April 22, 2022
A few weeks ago, on March 7, 2021, the U.S. Department of Defense (DoD), the General Services Administration (GSA), and the National Aeronautics and Space Administration (NASA), issued a Final Rule implementing domestic content requirements that were set forth in Executive Order 14005, Ensuring the Future Is Made In All of America by All of America’s Workers (EO 14005).
In January 2021, during the first week of the Biden administration, President Biden issued EO 14005, which ordered the Federal Acquisition Regulatory Council to issue regulations to increase domestic content requirement thresholds for end products and construction materials and to increase the price preferences for domestic end products and domestic construction materials. EO 14005 also directed the Office of Management and Budget (OMB) to establish within OMB a Made In America Office (MIAO) responsible for reviewing federal agency waivers from Made in America requirements.
As we wrote about in a prior GovCon Bulletin, DoD, GSA and NASA subsequently issued a Proposed Rule in July 2021 that increased the domestic content threshold in FAR regulations that implement the Buy American Act (BAA). The BAA encourages acquisitions of domestic products and materials by requiring agencies to implement a price preference when evaluating bids from offerors that use domestic end products and construction materials. As implemented in FAR, BAA gives large businesses that use domestic supplies a 20 percent price preference and small businesses that use domestic supplies a 30 percent price preference. For purposes of determining whether supplies are considered domestic, they must be manufactured in the U.S. and a certain percentage of their component parts must be mined, produced or manufactured in the U.S.
The Proposed Rule raised the component threshold for certain end products - namely, those that do not consist wholly or predominantly of iron or steel or a combination of both. Specifically, the content threshold increased initially from 55% to 60%, then to 65% in 2024, and then to 75% in 2029. The Proposed Rule also provided for a “fallback threshold” until one year after the increase of the domestic content to 75%. During that initial time period, a former domestic content threshold may be accepted if end products or construction materials meeting the new threshold are not available or are of unacceptable cost. The Proposed Rule left alone the current 5% domestic content threshold for end products that consists wholly or predominantly of iron or steel or a combination of both.
As for pricing preferences, although the Proposed Rule did not express higher price preferences, it offered a framework through which higher price preferences could be applied for end products and construction materials that are critical or that are made up of critical components and/or critical items, which are to be enumerated in a new FAR provision containing a list of critical items and components.
For its part, the Final Rule made a few changes to the Proposed Rule.
First, the Final Rule now becomes effective on October 25, 2022, rather than after the usual 30-day delay period for new regulations.

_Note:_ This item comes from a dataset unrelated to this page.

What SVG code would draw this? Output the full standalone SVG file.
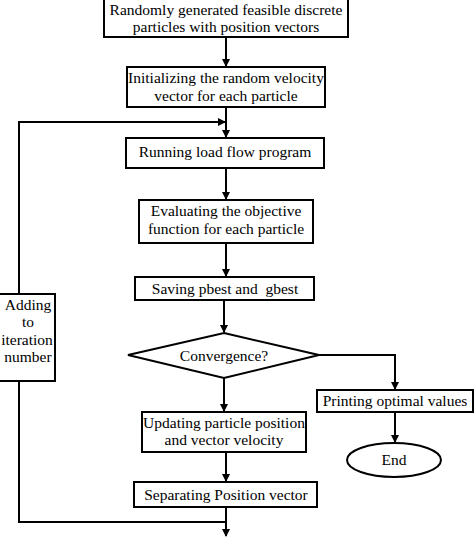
<svg xmlns="http://www.w3.org/2000/svg" width="474" height="539" viewBox="0 0 474 539">
<style>
.b{fill:#fff;stroke:#000;stroke-width:2}
.t{font-family:"Liberation Serif","Times New Roman",serif;font-size:15.5px;fill:#000;text-anchor:middle}
.c{fill:none;stroke:#000;stroke-width:2}
</style>
<defs>
<marker id="a" markerWidth="8" markerHeight="8" refX="7" refY="4" orient="auto" markerUnits="userSpaceOnUse">
<path d="M0,0 L8,4 L0,8 Z" fill="#000"/>
</marker>
</defs>
<rect width="474" height="539" fill="#fff"/>
<g id="connectors">
<path class="c" d="M226,37 V66" marker-end="url(#a)"/>
<path class="c" d="M226,107 V137" marker-end="url(#a)"/>
<path class="c" d="M19,294 V122 H225" marker-end="url(#a)"/>
<path class="c" d="M226,168 V199" marker-end="url(#a)"/>
<path class="c" d="M226,243 V276" marker-end="url(#a)"/>
<path class="c" d="M224,300 V332" marker-end="url(#a)"/>
<path class="c" d="M319,355 H395 V389" marker-end="url(#a)"/>
<path class="c" d="M395,412 V442" marker-end="url(#a)"/>
<path class="c" d="M224,378 V411" marker-end="url(#a)"/>
<path class="c" d="M226,452 V481" marker-end="url(#a)"/>
<path class="c" d="M226,507 V536" marker-end="url(#a)"/>
<path class="c" d="M19,381 V522 H225"/>
</g>
<g id="n1"><rect class="b" x="104" y="-2" width="244" height="39"/>
<text class="t" x="226" y="15">Randomly generated feasible discrete</text>
<text class="t" x="226" y="32">particles with position vectors</text></g>
<g id="n2"><rect class="b" x="127" y="67" width="198" height="40"/>
<text class="t" x="226" y="83">Initializing the random velocity</text>
<text class="t" x="226" y="101">vector for each particle</text></g>
<g id="n3"><rect class="b" x="126" y="138" width="198" height="30"/>
<text class="t" x="225" y="157">Running load flow program</text></g>
<g id="n4"><rect class="b" x="139" y="200" width="174" height="43"/>
<text class="t" x="226" y="216">Evaluating the objective</text>
<text class="t" x="226" y="234">function for each particle</text></g>
<g id="n5"><rect class="b" x="135" y="277" width="179" height="23"/>
<text class="t" x="225" y="294" style="white-space:pre">Saving pbest and  gbest</text></g>
<g id="n6"><path class="b" d="M224,333 L319,355 L224,378 L128,355 Z"/>
<text class="t" x="224" y="361">Convergence?</text></g>
<g id="n7"><rect class="b" x="317" y="390" width="156" height="22"/>
<text class="t" x="395" y="406">Printing optimal values</text></g>
<g id="n8"><ellipse class="b" cx="394" cy="460" rx="47" ry="17"/>
<text class="t" x="394" y="465">End</text></g>
<g id="n9"><rect class="b" x="142" y="412" width="164" height="40"/>
<text class="t" x="224" y="428">Updating particle position</text>
<text class="t" x="224" y="445">and vector velocity</text></g>
<g id="n10"><rect class="b" x="134" y="482" width="183" height="25"/>
<text class="t" x="226" y="500">Separating Position vector</text></g>
<g id="n11"><rect class="b" x="-1" y="294" width="56" height="87"/>
<text class="t" x="28" y="310">Adding</text>
<text class="t" x="28" y="327">to</text>
<text class="t" x="27" y="345">iteration</text>
<text class="t" x="28" y="362">number</text></g>
</svg>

Also, under the Proposed Rule, a supplier awarded a contract with a period of performance that spans the schedule of domestic content threshold increases was required to comply with each increased threshold that applied in the year of delivery. However, in response to the comments received to the Proposed Rule, the Final Rule adds a process by which an agency's senior procurement executive may, after consultation with the MIAO, allow for application of an alternate domestic content test. In the event that a use of an alternate domestic content test is authorized, the contract would require compliance with the domestic content threshold in effect at time of contract award for the entire life of the contract.
In implementing the "fallback threshold," the Proposed Rule required offerors to identify which of their foreign end products and foreign construction material met the fallback threshold. The Final Rule now clarifies that this identification is only required for end products and construction material for which the fallback procedures are actually used. The Proposed Rule also did not contain any guidance on what the use of the fallback procedures would mean in relation to the procedures associated with exception to the Buy American statute for nonavailability. The Final Rule now adds language clarifying that a nonavailability determination is not required when the fallback procedures are used.
Lastly, the Proposed Rule included two new clauses that would require contractors to provide the specific domestic content of critical items, domestic end products containing a critical component, and domestic construction material containing a critical component, that were awarded under a contract. The Final Rule removes this requirement and, instead, anticipates that this requirement will be proposed in a subsequent rule establishing the list of critical items and critical components in the FAR, along with their associated enhanced price preference.